We are all heading in this direction, I believe. The Divine is always patiently waiting for opportunities to show us our divinity, our presence within infinite consciousness beyond the parameters of body and mind. During these extraordinary times of increasing awareness and awakening on our planet, the moments of passing effortlessly between form and formlessness may become more and more prevalent. After all, it is not alien to us. We were formless before birth, and we will be formless again after death. Perhaps this time on Earth is tutoring us in eternal fluidity and flow, which is the heart of divine consciousness in the cosmos. We are gradually learning not to be afraid of that mysterious unknown realm but instead to embrace the magnificent wonder of it.

Spring Forward: Defrosting in Boston

Photograph © 2015 Peggy Kornegger
Photograph © 2015 Peggy Kornegger

Spring is officially here, but in the Boston area, we are still defrosting. After a record-breaking winter of more than nine feet of snow (most within a month’s time), coupled with bone-chilling temperatures, we can hardly believe that the frozen tundra outside our doors has finally disappeared. This winter has been a lesson in accepting everything, especially Mother Nature’s unpredictable extremes. Again and again in life, we are called to navigate unexpected blizzards and ice storms—inner and outer, human and environmental. The seasonal weather variations teach us to let go of expectation and just live with what is. If we struggle, we suffer. If we learn to face each moment with acceptance, we can live in peace and equanimity.

In addition, each season serves a purpose. In winter, the weather can shut everything down, and we are often forced to stay inside. Sometimes inactivity, the restorative pause, is necessary. In fact, it always is. (Animals hibernate; perennials die to the ground.) It doesn’t always feel good or “right” to us. We think we should be doing something, anything, to move forward, progress. Yet non-doing is crucial to nature’s, and our, cycles of life. The slowing down and dying away in autumn and winter allow for the rebirth and resurgence in spring. In the midst of the expansiveness and warmth of summer, we forget that those days of growth and flowering occur because of the days of rest and restoration that winter insists all living beings observe.

That includes humans. Within the stillness and solitude of a heavy all-day snowfall, with work cancelled, we can find a kind of inner peace as we gaze at the falling snow from our windows. Later, of course, we have to shovel that snow! But afterward we can drink hot chocolate and rest again for a while. Winter moderates our activities for us. If we resent the orchestration, we spend the winter angry and cold. If we allow for nature’s wild variations and interruptions, we are less stressed and can look forward to spring with a rested outlook.

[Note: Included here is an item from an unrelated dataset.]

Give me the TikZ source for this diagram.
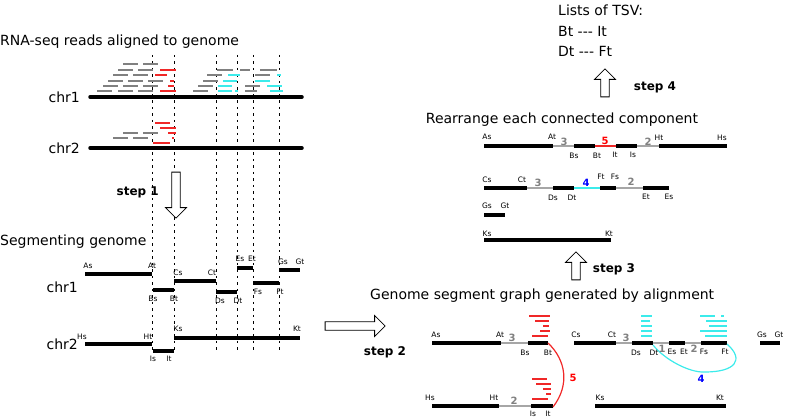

Photograph © 2015 Peggy Kornegger
Photograph © 2015 Peggy Kornegger

This past winter has been a real challenge for me. My soul knows the wisdom of cycles of rest and renewal, but my mind forgets at times during the seemingly endless months of icy cold and early darkness. As the days gradually lengthen and the light fills my consciousness each morning, I feel my physical body reaching out to spring, yearning for warm air, green trees, and blooming flowers. And when they finally appear, I am filled with such intense gratitude—especially this year! The colors seem extraordinarily vibrant, almost unreal, after so many days of winter grays and whites. Perhaps this is another gift that the change of seasons brings: deep appreciation for the beauty of rebirth in nature.

We live on a planet of polarities. Even the warmer climates have their own seasonal changes. When I lived in California, winter brought weeks of rain. Now, of course, the people there are living with a severe drought. The extremes of life on Earth are part of the experience of being alive. We came here for this roller coaster ride. If everything were always the same, we would not be stimulated to grow and evolve as human be-ings–or to dig deep and find the blessing and miracle in every single remarkable moment we are alive.